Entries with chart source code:
══════════

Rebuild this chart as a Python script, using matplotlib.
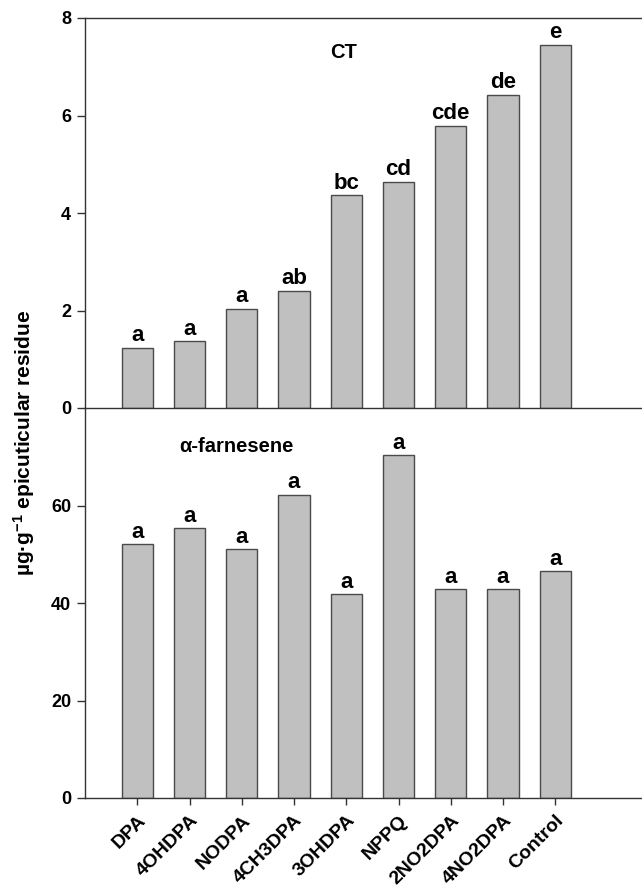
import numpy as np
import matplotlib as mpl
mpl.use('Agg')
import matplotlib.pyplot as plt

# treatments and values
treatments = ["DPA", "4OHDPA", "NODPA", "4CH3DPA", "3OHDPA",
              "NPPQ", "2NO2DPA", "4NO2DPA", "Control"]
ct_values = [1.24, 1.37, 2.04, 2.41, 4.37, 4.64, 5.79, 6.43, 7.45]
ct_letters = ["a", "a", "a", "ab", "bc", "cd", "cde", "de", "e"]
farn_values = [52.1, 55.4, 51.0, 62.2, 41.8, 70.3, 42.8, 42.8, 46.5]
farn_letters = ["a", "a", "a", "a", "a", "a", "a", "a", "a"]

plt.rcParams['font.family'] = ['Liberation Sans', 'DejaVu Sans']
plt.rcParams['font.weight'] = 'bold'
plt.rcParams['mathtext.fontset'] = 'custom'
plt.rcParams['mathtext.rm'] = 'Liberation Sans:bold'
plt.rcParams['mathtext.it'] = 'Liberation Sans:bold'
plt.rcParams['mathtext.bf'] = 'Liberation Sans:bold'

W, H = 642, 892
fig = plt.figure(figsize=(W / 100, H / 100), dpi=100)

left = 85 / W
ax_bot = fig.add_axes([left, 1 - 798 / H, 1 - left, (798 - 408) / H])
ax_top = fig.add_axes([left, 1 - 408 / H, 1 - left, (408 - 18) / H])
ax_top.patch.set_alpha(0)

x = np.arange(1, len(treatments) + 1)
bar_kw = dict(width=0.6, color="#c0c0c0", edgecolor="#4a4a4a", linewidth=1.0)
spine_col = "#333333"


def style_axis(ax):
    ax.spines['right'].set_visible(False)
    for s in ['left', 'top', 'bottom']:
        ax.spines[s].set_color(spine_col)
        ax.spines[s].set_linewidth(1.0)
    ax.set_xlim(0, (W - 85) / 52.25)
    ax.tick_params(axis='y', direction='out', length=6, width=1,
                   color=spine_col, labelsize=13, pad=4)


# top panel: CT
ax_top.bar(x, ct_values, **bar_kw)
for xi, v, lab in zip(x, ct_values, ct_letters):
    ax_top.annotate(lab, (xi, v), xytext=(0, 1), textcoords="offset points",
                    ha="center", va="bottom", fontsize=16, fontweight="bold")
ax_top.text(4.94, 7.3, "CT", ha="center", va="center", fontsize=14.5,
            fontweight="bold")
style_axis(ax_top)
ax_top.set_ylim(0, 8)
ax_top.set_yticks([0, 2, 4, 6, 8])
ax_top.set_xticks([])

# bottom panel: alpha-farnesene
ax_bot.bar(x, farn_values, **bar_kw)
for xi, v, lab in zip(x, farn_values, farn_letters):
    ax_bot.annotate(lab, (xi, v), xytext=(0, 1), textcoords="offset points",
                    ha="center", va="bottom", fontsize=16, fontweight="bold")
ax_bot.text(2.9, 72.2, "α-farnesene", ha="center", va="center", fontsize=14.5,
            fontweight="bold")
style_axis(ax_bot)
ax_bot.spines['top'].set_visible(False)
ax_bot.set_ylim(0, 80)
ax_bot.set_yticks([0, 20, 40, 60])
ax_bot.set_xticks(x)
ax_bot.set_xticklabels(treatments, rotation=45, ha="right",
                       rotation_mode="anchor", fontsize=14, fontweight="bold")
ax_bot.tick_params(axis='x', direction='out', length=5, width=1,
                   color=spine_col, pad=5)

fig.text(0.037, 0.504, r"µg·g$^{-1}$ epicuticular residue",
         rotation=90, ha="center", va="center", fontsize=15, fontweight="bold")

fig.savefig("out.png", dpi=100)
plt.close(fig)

══════════

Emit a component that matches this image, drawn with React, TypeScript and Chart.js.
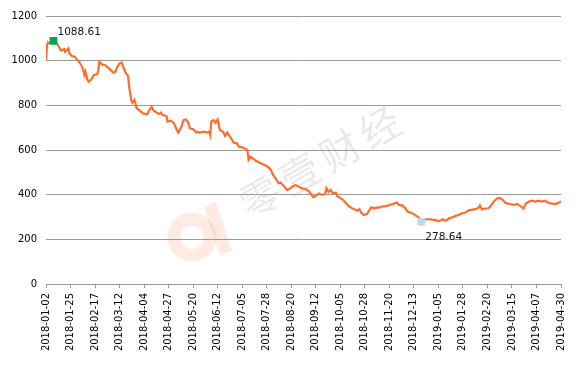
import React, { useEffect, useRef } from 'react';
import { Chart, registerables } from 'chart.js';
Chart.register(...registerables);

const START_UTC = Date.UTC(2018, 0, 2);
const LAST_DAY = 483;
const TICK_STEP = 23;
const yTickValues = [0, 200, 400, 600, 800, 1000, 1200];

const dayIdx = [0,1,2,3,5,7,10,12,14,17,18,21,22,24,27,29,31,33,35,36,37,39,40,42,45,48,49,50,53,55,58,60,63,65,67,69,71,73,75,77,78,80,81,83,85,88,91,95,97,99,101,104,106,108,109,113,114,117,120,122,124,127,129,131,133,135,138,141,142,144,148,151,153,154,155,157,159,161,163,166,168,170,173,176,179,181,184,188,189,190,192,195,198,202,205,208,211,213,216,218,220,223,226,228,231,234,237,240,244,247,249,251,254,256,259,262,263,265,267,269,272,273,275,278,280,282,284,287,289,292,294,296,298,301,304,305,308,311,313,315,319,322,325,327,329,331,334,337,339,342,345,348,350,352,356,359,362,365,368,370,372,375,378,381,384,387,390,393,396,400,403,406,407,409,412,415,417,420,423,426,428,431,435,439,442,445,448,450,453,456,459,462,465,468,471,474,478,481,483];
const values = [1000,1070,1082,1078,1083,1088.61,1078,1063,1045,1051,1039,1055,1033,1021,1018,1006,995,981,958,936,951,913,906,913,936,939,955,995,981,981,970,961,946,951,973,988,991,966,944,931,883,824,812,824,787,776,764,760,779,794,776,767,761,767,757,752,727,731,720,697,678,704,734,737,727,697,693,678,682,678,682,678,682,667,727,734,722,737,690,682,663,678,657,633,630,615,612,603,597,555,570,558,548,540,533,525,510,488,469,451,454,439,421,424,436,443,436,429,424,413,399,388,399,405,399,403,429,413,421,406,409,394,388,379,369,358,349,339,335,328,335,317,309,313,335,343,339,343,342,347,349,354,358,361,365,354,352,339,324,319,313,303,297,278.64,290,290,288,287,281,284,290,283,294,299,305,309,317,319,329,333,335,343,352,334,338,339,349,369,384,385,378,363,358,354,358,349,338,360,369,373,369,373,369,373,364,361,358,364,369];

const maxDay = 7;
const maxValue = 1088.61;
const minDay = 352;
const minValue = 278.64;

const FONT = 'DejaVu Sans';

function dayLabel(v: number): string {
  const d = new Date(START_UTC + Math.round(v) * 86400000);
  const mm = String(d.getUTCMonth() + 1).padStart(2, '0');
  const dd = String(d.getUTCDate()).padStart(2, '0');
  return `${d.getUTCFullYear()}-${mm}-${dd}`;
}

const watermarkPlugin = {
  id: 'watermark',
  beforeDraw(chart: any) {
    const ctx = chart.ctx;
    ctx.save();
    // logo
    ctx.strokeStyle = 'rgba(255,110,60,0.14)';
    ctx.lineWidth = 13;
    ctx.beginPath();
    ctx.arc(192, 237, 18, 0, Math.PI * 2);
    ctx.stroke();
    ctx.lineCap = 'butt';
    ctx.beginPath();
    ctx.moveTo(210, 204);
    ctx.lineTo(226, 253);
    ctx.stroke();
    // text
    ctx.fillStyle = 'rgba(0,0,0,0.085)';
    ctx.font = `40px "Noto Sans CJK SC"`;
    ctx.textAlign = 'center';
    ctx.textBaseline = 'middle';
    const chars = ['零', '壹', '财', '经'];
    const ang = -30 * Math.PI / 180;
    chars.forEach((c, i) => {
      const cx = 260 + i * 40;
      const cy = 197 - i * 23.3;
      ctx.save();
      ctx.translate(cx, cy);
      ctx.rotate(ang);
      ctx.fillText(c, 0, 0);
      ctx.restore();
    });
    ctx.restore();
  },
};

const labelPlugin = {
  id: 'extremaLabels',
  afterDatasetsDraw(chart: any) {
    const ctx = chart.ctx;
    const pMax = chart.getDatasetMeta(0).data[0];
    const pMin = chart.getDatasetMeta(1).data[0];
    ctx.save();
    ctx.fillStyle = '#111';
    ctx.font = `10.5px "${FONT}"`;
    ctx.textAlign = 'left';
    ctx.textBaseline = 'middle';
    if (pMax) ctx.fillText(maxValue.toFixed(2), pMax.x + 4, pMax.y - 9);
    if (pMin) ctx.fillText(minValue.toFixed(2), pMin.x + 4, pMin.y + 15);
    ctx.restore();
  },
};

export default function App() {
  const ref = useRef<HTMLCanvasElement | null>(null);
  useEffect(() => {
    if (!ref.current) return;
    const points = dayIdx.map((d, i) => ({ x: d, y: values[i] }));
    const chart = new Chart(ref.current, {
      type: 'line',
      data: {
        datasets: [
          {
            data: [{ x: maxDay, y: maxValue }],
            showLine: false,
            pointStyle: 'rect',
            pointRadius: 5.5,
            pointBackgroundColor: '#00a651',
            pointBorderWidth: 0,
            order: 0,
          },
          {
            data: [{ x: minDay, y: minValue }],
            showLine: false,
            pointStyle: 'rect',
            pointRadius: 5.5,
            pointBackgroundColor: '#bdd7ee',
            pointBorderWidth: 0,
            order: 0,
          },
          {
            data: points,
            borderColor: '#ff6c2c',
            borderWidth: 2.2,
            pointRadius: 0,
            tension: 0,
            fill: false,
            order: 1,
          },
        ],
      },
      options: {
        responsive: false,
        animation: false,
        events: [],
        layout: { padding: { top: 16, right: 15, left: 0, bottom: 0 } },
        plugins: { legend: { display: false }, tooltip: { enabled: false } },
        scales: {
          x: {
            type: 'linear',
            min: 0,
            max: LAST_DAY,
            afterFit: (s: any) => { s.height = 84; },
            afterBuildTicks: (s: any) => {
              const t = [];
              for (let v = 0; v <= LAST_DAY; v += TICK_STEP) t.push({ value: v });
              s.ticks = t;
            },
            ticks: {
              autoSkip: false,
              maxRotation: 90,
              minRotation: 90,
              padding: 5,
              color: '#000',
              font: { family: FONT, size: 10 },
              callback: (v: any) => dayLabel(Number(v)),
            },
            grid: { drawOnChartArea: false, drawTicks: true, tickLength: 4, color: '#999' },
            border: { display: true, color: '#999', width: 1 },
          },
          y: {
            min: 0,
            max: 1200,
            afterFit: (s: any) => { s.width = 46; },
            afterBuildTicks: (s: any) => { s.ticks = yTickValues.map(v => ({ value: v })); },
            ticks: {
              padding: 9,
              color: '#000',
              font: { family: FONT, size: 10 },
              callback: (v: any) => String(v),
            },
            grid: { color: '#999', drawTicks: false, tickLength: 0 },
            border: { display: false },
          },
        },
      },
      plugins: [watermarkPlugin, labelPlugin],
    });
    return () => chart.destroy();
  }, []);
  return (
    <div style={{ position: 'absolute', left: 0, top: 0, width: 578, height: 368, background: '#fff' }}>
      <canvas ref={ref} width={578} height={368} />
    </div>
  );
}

══════════

**TASK TO COMPLETE**
Copy nothing but the lines above that run from the one with "Rebuild this chart" to the one with "color=spine_col, labelsize=13, pad=4)", ends included; pictures stay out.

**REPLY TO THE EXERCISE**
Rebuild this chart as a Python script, using matplotlib.
import numpy as np
import matplotlib as mpl
mpl.use('Agg')
import matplotlib.pyplot as plt

# treatments and values
treatments = ["DPA", "4OHDPA", "NODPA", "4CH3DPA", "3OHDPA",
              "NPPQ", "2NO2DPA", "4NO2DPA", "Control"]
ct_values = [1.24, 1.37, 2.04, 2.41, 4.37, 4.64, 5.79, 6.43, 7.45]
ct_letters = ["a", "a", "a", "ab", "bc", "cd", "cde", "de", "e"]
farn_values = [52.1, 55.4, 51.0, 62.2, 41.8, 70.3, 42.8, 42.8, 46.5]
farn_letters = ["a", "a", "a", "a", "a", "a", "a", "a", "a"]

plt.rcParams['font.family'] = ['Liberation Sans', 'DejaVu Sans']
plt.rcParams['font.weight'] = 'bold'
plt.rcParams['mathtext.fontset'] = 'custom'
plt.rcParams['mathtext.rm'] = 'Liberation Sans:bold'
plt.rcParams['mathtext.it'] = 'Liberation Sans:bold'
plt.rcParams['mathtext.bf'] = 'Liberation Sans:bold'

W, H = 642, 892
fig = plt.figure(figsize=(W / 100, H / 100), dpi=100)

left = 85 / W
ax_bot = fig.add_axes([left, 1 - 798 / H, 1 - left, (798 - 408) / H])
ax_top = fig.add_axes([left, 1 - 408 / H, 1 - left, (408 - 18) / H])
ax_top.patch.set_alpha(0)

x = np.arange(1, len(treatments) + 1)
bar_kw = dict(width=0.6, color="#c0c0c0", edgecolor="#4a4a4a", linewidth=1.0)
spine_col = "#333333"


def style_axis(ax):
    ax.spines['right'].set_visible(False)
    for s in ['left', 'top', 'bottom']:
        ax.spines[s].set_color(spine_col)
        ax.spines[s].set_linewidth(1.0)
    ax.set_xlim(0, (W - 85) / 52.25)
    ax.tick_params(axis='y', direction='out', length=6, width=1,
                   color=spine_col, labelsize=13, pad=4)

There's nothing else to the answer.